Deep Dive: How the Court Reached Its Decision
Overview of the Case
In the case of Quinn v. Beverages of West Virginia, Inc., the plaintiff, Terrence J. Quinn, alleged that he had an oral employment contract with the corporate defendants, which included various terms such as a salary of $35,000 per year and an option to purchase shares of stock in the company. The defendants denied that any binding agreement existed, arguing that any potential contract was contingent upon a written document, which was never executed. The Circuit Court granted summary judgment in favor of the defendants, leading to Quinn's appeal. The Supreme Court of Appeals of West Virginia reviewed the case to determine whether the alleged oral contract was enforceable under the Statute of Frauds, particularly focusing on the stock option provision. The court found that while the stock option was unenforceable, the remaining employment contract provisions could be severable and thus subject to further consideration.
Statute of Frauds and Securities
The court reasoned that the oral option to purchase stock constituted a contract for the sale of securities, which, under the Statute of Frauds, required a written agreement to be enforceable. The relevant statute, W. Va. Code, 1931, 46-8-319, specified that any contract for the sale of securities must be evidenced by a written document signed by the party against whom enforcement is sought. The court assessed the memorandum submitted by Quinn as insufficient, as it did not comply with the statutory requirements for enforceability. Consequently, the court concluded that the stock option provision was unenforceable due to the lack of a written agreement.

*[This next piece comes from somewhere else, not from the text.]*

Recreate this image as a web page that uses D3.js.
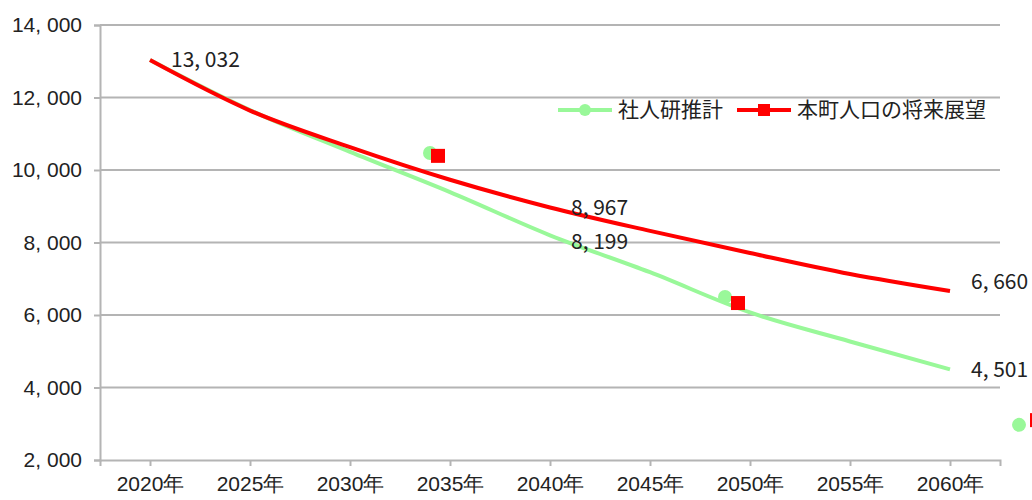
<!DOCTYPE html>
<html>
<head>
<meta charset="utf-8">
<script src="https://cdn.jsdelivr.net/npm/d3@7"></script>
<style>
  html, body { margin: 0; padding: 0; background: #fff; }
  svg { display: block; font-family: "Noto Sans CJK JP", "Noto Sans", sans-serif; }
</style>
</head>
<body>
<svg id="chart"></svg>
<script>
const years = ['2020年', '2025年', '2030年', '2035年', '2040年', '2045年', '2050年', '2055年', '2060年']
const ipssValues = [13032, 11650, 10500, 9390, 8199, 7180, 6070, 5270, 4501]
const townValues = [13032, 11640, 10630, 9730, 8967, 8320, 7710, 7130, 6660]
const yTicks = [2000, 4000, 6000, 8000, 10000, 12000, 14000]
const seriesNames = ['社人研推計', '本町人口の将来展望']

// labelled points: [series, index]
const labelled = [[1, 0], [1, 4], [0, 4], [1, 8], [0, 8]]
// small vertical nudges for those labels (px)
const labelNudge = [0, 0, 6, -9, 0]

// stray markers that sit off the lines (category index, value)
const strayIpss = [[2.80, 10470], [5.75, 6500], [8.69, 2970]]
const strayTown = [[2.88, 10390], [5.88, 6330], [8.87, 3100]]

const W = 1032, H = 500
const MARGIN = { top: 25, right: 32, bottom: 40, left: 100 }
const GREEN = '#99f899', RED = '#ff0000', GRID = '#b4b4b4'

const fmt = v => d3.format(',')(v).replace(',', ', ')

const svg = d3.select('#chart').attr('width', W).attr('height', H)
const innerW = W - MARGIN.left - MARGIN.right
const innerH = H - MARGIN.top - MARGIN.bottom
const g = svg.append('g').attr('transform', `translate(${MARGIN.left},${MARGIN.top})`)

const x = d3.scalePoint().domain(years).range([0, innerW]).padding(0.5)
const xi = d3.scaleLinear().domain([0, years.length - 1]).range([x(years[0]), x(years[years.length - 1])])
const y = d3.scaleLinear().domain([2000, 14000]).range([innerH, 0])

// grid
g.selectAll('.grid').data(yTicks.slice(1)).enter()
  .append('line')
  .attr('x1', 0).attr('x2', innerW)
  .attr('y1', d => y(d)).attr('y2', d => y(d))
  .attr('stroke', GRID).attr('stroke-width', 2)

// y axis
const yAxis = g.append('g')
  .call(d3.axisLeft(y).tickValues(yTicks).tickFormat(fmt).tickSize(6).tickPadding(12))
yAxis.select('.domain').attr('stroke', GRID).attr('stroke-width', 2)
yAxis.selectAll('.tick line').attr('stroke', GRID).attr('stroke-width', 2)
yAxis.selectAll('text').attr('font-size', 21).attr('fill', '#222').style('font-family', 'inherit')

// x axis
const xAxis = g.append('g').attr('transform', `translate(0,${innerH})`)
  .call(d3.axisBottom(x).tickSizeOuter(6).tickSize(6).tickPadding(10))
xAxis.select('.domain').attr('stroke', GRID).attr('stroke-width', 2)
xAxis.selectAll('.tick line').attr('stroke', GRID).attr('stroke-width', 2)
xAxis.selectAll('text').attr('font-size', 21).attr('fill', '#222').style('font-family', 'inherit')

// lines
const line = d3.line().x((d, i) => x(years[i])).y(d => y(d)).curve(d3.curveMonotoneX)
g.append('path').datum(ipssValues)
  .attr('fill', 'none').attr('stroke', GREEN).attr('stroke-width', 4).attr('d', line)
g.append('path').datum(townValues)
  .attr('fill', 'none').attr('stroke', RED).attr('stroke-width', 4).attr('d', line)

// stray markers
g.selectAll('.stray-c').data(strayIpss).enter()
  .append('circle')
  .attr('cx', d => xi(d[0])).attr('cy', d => y(d[1]))
  .attr('r', 7).attr('fill', GREEN)
g.selectAll('.stray-s').data(strayTown).enter()
  .append('rect')
  .attr('x', d => xi(d[0]) - 7).attr('y', d => y(d[1]) - 7)
  .attr('width', 14).attr('height', 14).attr('fill', RED)

// data labels
const all = [ipssValues, townValues]
g.selectAll('.lbl').data(labelled).enter()
  .append('text')
  .attr('x', d => x(years[d[1]]) + 21)
  .attr('y', (d, i) => y(all[d[0]][d[1]]) + labelNudge[i])
  .attr('dy', '0.35em')
  .attr('font-size', 21).attr('fill', '#222')
  .text(d => fmt(all[d[0]][d[1]]))

// legend
const legend = svg.append('g').attr('transform', 'translate(558,110)')
const items = legend.selectAll('.item').data(seriesNames).enter()
  .append('g').attr('transform', (d, i) => `translate(${i * 179},0)`)
items.append('line').attr('x1', 0).attr('x2', 54).attr('y1', 0).attr('y2', 0)
  .attr('stroke', (d, i) => i ? RED : GREEN).attr('stroke-width', 4)
items.filter((d, i) => i === 0).append('circle').attr('cx', 27).attr('cy', 0).attr('r', 6).attr('fill', GREEN)
items.filter((d, i) => i === 1).append('rect').attr('x', 21).attr('y', -6).attr('width', 12).attr('height', 12).attr('fill', RED)
items.append('text').attr('x', 60).attr('dy', '0.35em')
  .attr('font-size', 21).attr('fill', '#222')
  .text(d => d)
</script>
</body>
</html>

Severability of Contract Provisions
Despite the unenforceability of the stock option provision, the court considered whether the remaining provisions of the employment contract could stand independently. The court emphasized that the primary intent of the parties was to form a binding employment relationship, and thus the core terms of the contract should not be invalidated solely because one part was unenforceable. The court drew upon the principle of severability, noting that an unenforceable provision does not necessarily invalidate the entire contract if the parties would have still entered into the agreement without that specific provision. The court determined that the nature of the employment contract indicated that the stock option was not essential to the agreement and could be severed.
Intent of the Parties
The court analyzed the circumstances surrounding the negotiations between Quinn and the defendants to discern the intention of the parties. It noted that Quinn had already begun his employment and had moved his family to Morgantown, which demonstrated a commitment to the employment agreement. The court recognized that the discussions regarding the stock option were tentative and that both parties continued to negotiate the terms of employment despite uncertainties about the stock availability. This indicated that the parties intended to proceed with the employment contract even in the absence of a final agreement on the stock option, further supporting the conclusion that the employment contract provisions were severable.
Conclusion and Remand
Ultimately, the Supreme Court of Appeals of West Virginia reversed the summary judgment granted by the Circuit Court, determining that there was a genuine issue regarding the existence of an enforceable oral contract for employment, exclusive of the stock option provision. The court remanded the case for further proceedings to assess the enforceability of the remaining terms of the employment contract. The ruling underscored the principle that while provisions related to the sale of securities must comply with the Statute of Frauds, other parts of a contract may still be enforceable if they reflect the parties’ true intentions and can stand independently. Thus, the case was set for trial to explore those remaining contractual obligations.